Of course, Ms Arroyo has her own agenda for asking media to "toe the line," in Magtoto's words. But I have heard many well-meaning readers or viewers as well suggest the same thing for many reasons, not least to improve the national image. I remember again the group in Singapore that protested the airing of the Philippine TV program "Probe" there on grounds that many of its episodes (pedophilia, child prostitution, garbage) portrayed Filipinos in an unflattering light. Well, it is not the job of journalists to improve the image of the country, it is their job to tell things reasonably accurately. The job of improving the country's image belongs to PR practitioners or spin doctors who, in these days particularly, are able to do it only by rumor-mongering. See above.

In the end, the judgments of positive or negative, constructive or destructive, are alien to journalism. The only judgment that can and should apply to it is truthful or deceitful. The only good news in fact is the one that tells the truth -- with the small letter "t", or what can be ascertained with reasonable diligence -- about life as it unfolds, whether tragic or comic, whether a source of grief or laughter.

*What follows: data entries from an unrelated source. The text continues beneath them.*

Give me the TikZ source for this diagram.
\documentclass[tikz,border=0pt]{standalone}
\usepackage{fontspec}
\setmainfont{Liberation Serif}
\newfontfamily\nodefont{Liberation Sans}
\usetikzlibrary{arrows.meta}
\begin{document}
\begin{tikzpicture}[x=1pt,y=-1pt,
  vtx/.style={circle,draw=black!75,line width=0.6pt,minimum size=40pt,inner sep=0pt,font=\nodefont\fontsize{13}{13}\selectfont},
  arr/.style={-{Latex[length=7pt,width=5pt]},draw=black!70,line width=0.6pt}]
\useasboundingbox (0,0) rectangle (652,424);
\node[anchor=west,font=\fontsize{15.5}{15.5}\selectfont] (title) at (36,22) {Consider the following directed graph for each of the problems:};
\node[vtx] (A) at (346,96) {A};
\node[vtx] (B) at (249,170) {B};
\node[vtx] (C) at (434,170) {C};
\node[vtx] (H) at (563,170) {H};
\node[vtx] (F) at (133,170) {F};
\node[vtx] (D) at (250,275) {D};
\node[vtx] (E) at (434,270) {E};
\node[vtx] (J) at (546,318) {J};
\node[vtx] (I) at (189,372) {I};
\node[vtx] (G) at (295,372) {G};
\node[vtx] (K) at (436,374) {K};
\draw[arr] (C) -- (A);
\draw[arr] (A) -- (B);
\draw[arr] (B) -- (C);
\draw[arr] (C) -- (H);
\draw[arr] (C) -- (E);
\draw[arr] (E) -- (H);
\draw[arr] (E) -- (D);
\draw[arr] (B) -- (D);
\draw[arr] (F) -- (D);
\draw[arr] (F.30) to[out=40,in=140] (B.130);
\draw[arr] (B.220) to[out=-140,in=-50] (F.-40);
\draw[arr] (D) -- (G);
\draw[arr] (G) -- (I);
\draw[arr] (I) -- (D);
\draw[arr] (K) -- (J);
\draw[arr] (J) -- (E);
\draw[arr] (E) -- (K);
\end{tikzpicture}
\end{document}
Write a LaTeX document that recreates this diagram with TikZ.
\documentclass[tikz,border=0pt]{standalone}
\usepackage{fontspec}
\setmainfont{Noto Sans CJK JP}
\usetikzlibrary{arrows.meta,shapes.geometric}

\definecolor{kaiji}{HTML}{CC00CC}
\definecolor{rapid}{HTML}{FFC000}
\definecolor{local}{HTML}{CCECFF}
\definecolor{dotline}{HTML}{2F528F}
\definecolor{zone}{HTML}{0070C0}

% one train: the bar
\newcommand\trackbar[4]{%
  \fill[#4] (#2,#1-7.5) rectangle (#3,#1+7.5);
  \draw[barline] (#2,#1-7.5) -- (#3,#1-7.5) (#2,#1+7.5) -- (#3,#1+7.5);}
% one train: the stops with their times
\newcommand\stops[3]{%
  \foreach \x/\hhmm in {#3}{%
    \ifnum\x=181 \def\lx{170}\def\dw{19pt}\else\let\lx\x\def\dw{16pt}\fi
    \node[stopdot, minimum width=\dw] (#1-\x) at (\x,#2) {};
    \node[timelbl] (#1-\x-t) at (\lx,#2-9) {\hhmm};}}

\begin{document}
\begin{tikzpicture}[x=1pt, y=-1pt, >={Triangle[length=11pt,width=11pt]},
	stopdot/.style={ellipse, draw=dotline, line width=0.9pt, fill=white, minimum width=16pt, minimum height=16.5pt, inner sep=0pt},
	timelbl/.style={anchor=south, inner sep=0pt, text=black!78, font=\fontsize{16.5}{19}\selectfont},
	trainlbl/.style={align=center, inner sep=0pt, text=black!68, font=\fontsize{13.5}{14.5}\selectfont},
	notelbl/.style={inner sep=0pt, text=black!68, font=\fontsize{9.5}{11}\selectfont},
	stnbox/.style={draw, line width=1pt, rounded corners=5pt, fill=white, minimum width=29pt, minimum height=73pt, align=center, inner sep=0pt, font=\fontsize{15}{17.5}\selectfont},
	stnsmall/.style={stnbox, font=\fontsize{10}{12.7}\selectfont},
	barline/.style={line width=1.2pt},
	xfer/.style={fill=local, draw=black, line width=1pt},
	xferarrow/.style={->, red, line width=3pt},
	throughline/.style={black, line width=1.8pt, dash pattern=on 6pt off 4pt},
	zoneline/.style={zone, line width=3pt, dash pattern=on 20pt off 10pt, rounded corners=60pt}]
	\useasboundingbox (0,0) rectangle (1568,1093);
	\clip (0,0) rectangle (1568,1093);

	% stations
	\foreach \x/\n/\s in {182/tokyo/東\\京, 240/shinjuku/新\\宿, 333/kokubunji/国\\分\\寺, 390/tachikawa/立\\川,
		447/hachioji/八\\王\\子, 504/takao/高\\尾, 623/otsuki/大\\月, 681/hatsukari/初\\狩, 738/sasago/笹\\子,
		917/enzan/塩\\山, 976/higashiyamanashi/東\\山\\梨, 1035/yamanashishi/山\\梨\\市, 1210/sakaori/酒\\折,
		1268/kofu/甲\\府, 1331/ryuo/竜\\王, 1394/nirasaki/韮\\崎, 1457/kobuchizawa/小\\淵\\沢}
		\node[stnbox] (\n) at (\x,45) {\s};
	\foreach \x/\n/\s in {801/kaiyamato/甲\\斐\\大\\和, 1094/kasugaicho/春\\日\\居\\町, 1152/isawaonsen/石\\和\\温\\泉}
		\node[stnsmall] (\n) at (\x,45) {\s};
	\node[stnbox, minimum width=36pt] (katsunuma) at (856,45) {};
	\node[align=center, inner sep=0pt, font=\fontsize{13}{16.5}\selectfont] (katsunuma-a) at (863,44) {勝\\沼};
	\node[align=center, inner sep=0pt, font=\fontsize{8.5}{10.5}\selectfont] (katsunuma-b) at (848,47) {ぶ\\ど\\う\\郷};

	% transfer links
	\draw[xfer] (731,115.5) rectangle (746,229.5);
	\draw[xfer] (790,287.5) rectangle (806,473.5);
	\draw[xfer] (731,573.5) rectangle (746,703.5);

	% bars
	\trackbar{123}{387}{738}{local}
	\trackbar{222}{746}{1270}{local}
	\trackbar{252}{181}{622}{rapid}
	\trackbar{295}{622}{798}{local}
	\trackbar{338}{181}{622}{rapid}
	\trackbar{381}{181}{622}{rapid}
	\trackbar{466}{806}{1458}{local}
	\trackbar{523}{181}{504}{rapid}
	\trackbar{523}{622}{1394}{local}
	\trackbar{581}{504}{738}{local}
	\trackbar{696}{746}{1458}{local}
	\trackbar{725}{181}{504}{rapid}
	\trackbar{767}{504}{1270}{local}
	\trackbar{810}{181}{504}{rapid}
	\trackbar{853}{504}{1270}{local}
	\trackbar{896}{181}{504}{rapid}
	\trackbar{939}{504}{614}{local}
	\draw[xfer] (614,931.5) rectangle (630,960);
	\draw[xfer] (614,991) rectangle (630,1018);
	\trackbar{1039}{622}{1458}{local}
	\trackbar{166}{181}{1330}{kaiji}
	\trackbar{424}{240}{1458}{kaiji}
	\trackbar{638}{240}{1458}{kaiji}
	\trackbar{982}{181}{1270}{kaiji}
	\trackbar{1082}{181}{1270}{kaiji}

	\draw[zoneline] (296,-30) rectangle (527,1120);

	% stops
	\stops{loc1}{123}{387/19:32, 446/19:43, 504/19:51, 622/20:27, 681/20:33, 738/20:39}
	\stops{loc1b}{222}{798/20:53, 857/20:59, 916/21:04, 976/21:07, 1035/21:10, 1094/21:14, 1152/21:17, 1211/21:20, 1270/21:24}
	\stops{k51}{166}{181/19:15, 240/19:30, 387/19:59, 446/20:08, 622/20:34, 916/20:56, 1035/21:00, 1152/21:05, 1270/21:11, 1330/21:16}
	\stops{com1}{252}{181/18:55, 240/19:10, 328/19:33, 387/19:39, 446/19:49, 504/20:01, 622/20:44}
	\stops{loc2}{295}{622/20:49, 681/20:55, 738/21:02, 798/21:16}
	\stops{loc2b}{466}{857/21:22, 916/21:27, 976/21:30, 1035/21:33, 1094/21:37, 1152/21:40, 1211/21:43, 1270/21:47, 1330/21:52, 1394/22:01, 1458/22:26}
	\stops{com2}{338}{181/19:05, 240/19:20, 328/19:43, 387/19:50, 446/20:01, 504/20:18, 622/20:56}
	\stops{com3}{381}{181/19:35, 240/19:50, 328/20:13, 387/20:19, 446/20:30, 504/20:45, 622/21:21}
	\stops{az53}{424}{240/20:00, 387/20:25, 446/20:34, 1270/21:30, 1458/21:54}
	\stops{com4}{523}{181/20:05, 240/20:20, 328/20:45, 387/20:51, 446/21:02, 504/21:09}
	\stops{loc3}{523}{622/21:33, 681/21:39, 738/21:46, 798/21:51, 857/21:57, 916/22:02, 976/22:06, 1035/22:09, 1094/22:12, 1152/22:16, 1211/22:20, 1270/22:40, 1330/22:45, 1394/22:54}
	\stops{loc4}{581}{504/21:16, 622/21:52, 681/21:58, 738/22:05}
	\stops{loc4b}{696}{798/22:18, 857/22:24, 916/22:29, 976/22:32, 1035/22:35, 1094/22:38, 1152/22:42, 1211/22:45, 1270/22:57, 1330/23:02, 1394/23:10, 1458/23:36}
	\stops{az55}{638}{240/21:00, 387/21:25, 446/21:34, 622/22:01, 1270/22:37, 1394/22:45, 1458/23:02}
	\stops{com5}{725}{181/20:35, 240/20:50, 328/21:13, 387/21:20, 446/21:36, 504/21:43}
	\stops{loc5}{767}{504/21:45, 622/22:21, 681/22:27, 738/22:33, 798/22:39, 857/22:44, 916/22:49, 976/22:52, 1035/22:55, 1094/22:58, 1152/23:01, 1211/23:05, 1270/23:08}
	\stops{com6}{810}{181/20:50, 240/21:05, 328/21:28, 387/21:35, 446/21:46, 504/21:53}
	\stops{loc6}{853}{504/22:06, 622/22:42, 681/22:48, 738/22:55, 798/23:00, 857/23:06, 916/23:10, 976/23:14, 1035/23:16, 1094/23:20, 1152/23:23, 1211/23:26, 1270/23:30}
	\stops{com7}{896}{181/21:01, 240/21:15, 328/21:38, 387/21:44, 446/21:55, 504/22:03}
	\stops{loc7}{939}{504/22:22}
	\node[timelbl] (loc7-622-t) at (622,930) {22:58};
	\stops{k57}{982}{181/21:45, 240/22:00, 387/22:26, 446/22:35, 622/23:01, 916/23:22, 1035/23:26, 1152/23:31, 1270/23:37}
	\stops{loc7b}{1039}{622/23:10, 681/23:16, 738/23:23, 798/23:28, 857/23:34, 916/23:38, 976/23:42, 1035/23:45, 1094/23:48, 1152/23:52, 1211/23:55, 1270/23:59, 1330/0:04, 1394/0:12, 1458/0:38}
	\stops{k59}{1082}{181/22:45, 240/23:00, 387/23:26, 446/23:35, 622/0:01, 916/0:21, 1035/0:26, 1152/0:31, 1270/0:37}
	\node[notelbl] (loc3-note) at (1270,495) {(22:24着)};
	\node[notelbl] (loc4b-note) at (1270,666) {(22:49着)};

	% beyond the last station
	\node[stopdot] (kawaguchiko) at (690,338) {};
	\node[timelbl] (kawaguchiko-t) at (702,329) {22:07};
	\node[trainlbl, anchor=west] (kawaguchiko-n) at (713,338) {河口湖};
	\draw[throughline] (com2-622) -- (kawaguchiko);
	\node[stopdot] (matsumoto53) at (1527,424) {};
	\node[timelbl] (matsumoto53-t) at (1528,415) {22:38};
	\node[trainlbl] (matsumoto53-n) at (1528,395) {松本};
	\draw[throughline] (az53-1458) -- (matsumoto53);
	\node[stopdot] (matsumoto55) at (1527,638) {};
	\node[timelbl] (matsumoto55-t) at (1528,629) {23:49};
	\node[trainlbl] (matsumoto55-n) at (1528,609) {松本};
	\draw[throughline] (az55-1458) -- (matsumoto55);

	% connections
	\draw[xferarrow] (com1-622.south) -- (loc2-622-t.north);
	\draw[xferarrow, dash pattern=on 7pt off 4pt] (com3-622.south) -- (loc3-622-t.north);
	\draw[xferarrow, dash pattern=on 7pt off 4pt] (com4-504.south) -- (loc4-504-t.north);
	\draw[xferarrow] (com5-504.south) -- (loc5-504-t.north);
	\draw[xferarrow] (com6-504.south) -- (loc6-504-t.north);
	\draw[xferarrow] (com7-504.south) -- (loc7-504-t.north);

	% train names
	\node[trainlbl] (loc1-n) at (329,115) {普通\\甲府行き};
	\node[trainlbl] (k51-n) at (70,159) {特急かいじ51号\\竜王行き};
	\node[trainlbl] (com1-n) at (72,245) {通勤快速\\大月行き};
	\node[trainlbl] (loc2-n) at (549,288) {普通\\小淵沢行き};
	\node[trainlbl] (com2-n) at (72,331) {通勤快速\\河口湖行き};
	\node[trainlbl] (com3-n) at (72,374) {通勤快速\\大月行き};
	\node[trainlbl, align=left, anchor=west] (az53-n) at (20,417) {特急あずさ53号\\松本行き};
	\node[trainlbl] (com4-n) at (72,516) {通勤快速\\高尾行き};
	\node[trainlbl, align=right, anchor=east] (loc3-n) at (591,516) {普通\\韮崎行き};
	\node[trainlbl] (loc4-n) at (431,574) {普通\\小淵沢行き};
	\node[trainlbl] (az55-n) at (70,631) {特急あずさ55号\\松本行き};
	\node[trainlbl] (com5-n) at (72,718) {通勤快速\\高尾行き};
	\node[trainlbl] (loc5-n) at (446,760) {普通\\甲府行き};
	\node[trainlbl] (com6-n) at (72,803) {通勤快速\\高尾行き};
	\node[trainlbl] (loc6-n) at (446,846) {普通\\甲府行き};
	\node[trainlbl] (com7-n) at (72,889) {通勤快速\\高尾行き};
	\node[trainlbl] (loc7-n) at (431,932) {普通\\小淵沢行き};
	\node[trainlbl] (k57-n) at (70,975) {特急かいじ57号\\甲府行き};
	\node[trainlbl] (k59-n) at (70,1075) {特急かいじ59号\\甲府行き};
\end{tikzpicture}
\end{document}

I did say when I wrote about the "Probe" case that the group in Singapore was missing the point. The "Probe" reports, for all the seamy side of life in these parts that they exposed, did give the country a very good image. They did give Filipinos, in Singapore and elsewhere, a reason to be proud of their country. They did so by showing the world this country had a free press. Which was more than could be said for many parts of that world.

Untruth, even of the feel-good variety, has never been known to set people free. It can't be very good news to anyone.